What is a Switch?

A network switch is a device with multiple physical ethernet ports between which frames are forwarded according to the specific rules the switch has been configured with.

The most basic scenario would be an unmanaged switch with a single broadcast domain – in such a setup the switch would learn which MAC addresses can be found behind which ports and when it receives a frame for a given MAC address, it forwards the frame to the given port.

These days this basic functionality can be accomplished by a single chip which is called a “Switch fabric” (e.g. BCM5670, BCM5690) which then uses a PHY to send the frames over a wire (or any other medium). For more complex features like RSTP or VLANs you need something which dynamically manages the switch fabric.

In the case of our COTS switches this is usually a simple CPU (e.g.

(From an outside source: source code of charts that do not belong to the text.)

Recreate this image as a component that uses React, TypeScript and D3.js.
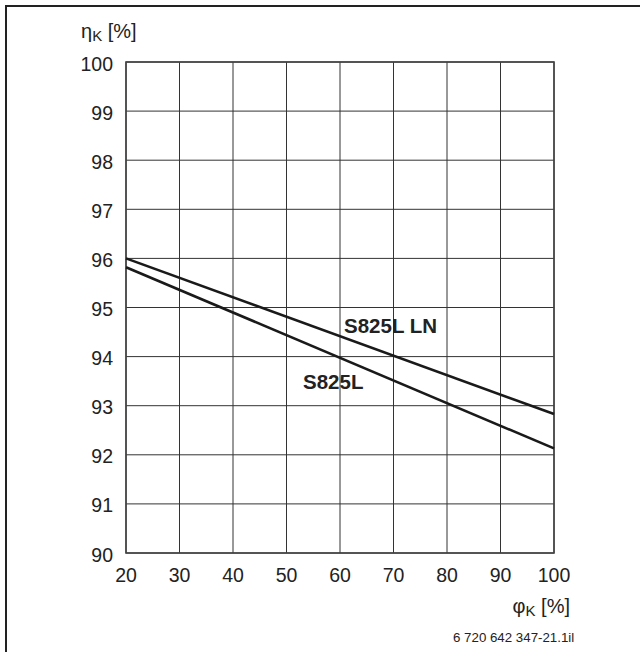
import React from "react";
import * as d3 from "d3";

const xTicks = [20, 30, 40, 50, 60, 70, 80, 90, 100];
const yTicks = [90, 91, 92, 93, 94, 95, 96, 97, 98, 99, 100];
const seriesNames = ["S825L LN", "S825L"];
const seriesX = [20, 100];
const seriesLN = [96.0, 92.83];
const seriesL = [95.82, 92.13];
const caption = "6 720 642 347-21.1il";

const W = 640;
const H = 652;
const FONT = "'Liberation Sans', Arial, Helvetica, sans-serif";

export default function App() {
  const x = d3.scaleLinear().domain([20, 100]).range([126, 554]);
  const y = d3.scaleLinear().domain([90, 100]).range([553, 62]);
  const line = d3
    .line<[number, number]>()
    .x((d) => x(d[0]))
    .y((d) => y(d[1]));
  const dLN = line(seriesX.map((v, i) => [v, seriesLN[i]] as [number, number])) || "";
  const dL = line(seriesX.map((v, i) => [v, seriesL[i]] as [number, number])) || "";

  return (
    <svg
      width={W}
      height={H}
      style={{ position: "absolute", left: 0, top: 0, background: "#fff" }}
      fontFamily={FONT}
    >
      {/* outer border (left and top visible) */}
      <line x1={6} y1={5} x2={6} y2={H} stroke="#222" strokeWidth={2} />
      <line x1={5} y1={6} x2={W} y2={6} stroke="#222" strokeWidth={2} />

      {/* grid */}
      {xTicks.map((t) => (
        <line key={"gx" + t} x1={x(t)} x2={x(t)} y1={y(90)} y2={y(100)} stroke="#333" strokeWidth={1} />
      ))}
      {yTicks.map((t) => (
        <line key={"gy" + t} x1={x(20)} x2={x(100)} y1={y(t)} y2={y(t)} stroke="#333" strokeWidth={1} />
      ))}
      <rect
        x={x(20)}
        y={y(100)}
        width={x(100) - x(20)}
        height={y(90) - y(100)}
        fill="none"
        stroke="#444"
        strokeWidth={1.6}
      />

      {/* y tick labels */}
      {yTicks.map((t) => (
        <text key={"ty" + t} x={113} y={y(t) + 8.5} textAnchor="end" fontSize={19.5} fill="#222">
          {t}
        </text>
      ))}
      {/* x tick labels */}
      {xTicks.map((t) => (
        <text key={"tx" + t} x={x(t)} y={582} textAnchor="middle" fontSize={19.5} fill="#222">
          {t}
        </text>
      ))}

      {/* axis titles */}
      <text x={81} y={38} fontSize={20} fill="#222">
        η<tspan fontSize={15} dy={3}>K</tspan>
        <tspan dy={-3}> [%]</tspan>
      </text>
      <text x={570} y={613} textAnchor="end" fontSize={20} fill="#222">
        φ<tspan fontSize={15} dy={3}>K</tspan>
        <tspan dy={-3}> [%]</tspan>
      </text>

      {/* data lines */}
      <path d={dLN} fill="none" stroke="#1a1a1a" strokeWidth={2.6} />
      <path d={dL} fill="none" stroke="#1a1a1a" strokeWidth={2.6} />

      {/* series labels */}
      <text x={344} y={333} fontSize={20.5} fontWeight="bold" fill="#222">
        {seriesNames[0]}
      </text>
      <text x={303} y={389} fontSize={20.5} fontWeight="bold" fill="#222">
        {seriesNames[1]}
      </text>

      {/* caption */}
      <text x={453} y={642} fontSize={13.3} fill="#222">
        {caption}
      </text>
    </svg>
  );
}
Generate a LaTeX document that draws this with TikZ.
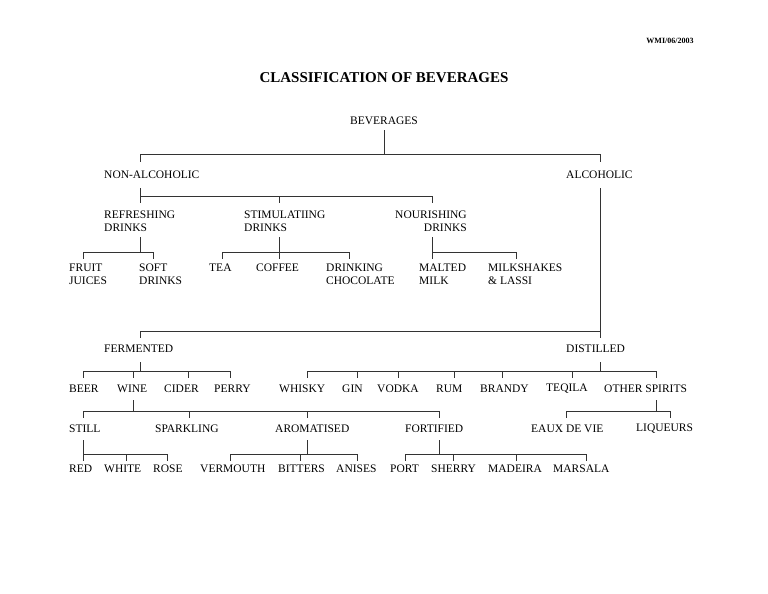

MPC8245) with an accompanying operating system (VxWorks, proprietaryLinux variants).

What does actually happen inside a switch?

When you power on a switch, the CPU loads a bootloader containing architecture-specific initialization code, a filesystem driver and instructions which then locate, load and execute an image (“firmware”) which contains the operating system of the switch.

The operating system then reads the configuration of the switch (usually stored on a local flash area) and initializes the switch fabric according to these rules (VLANs, Port speeds, MAC filters, Port Security, etc.).

The OS then sets up hooks for specific frames which should be handled by the CPU, e.g. STP updates, 802.1x authentication, LLDP messages and so on.

When all initialization has completed, the switch is ready for operation. All the heavy lifting (frame pushing) is done completely by the Switch Fabric, the complex things are handled by the Operating System which runs on the CPU.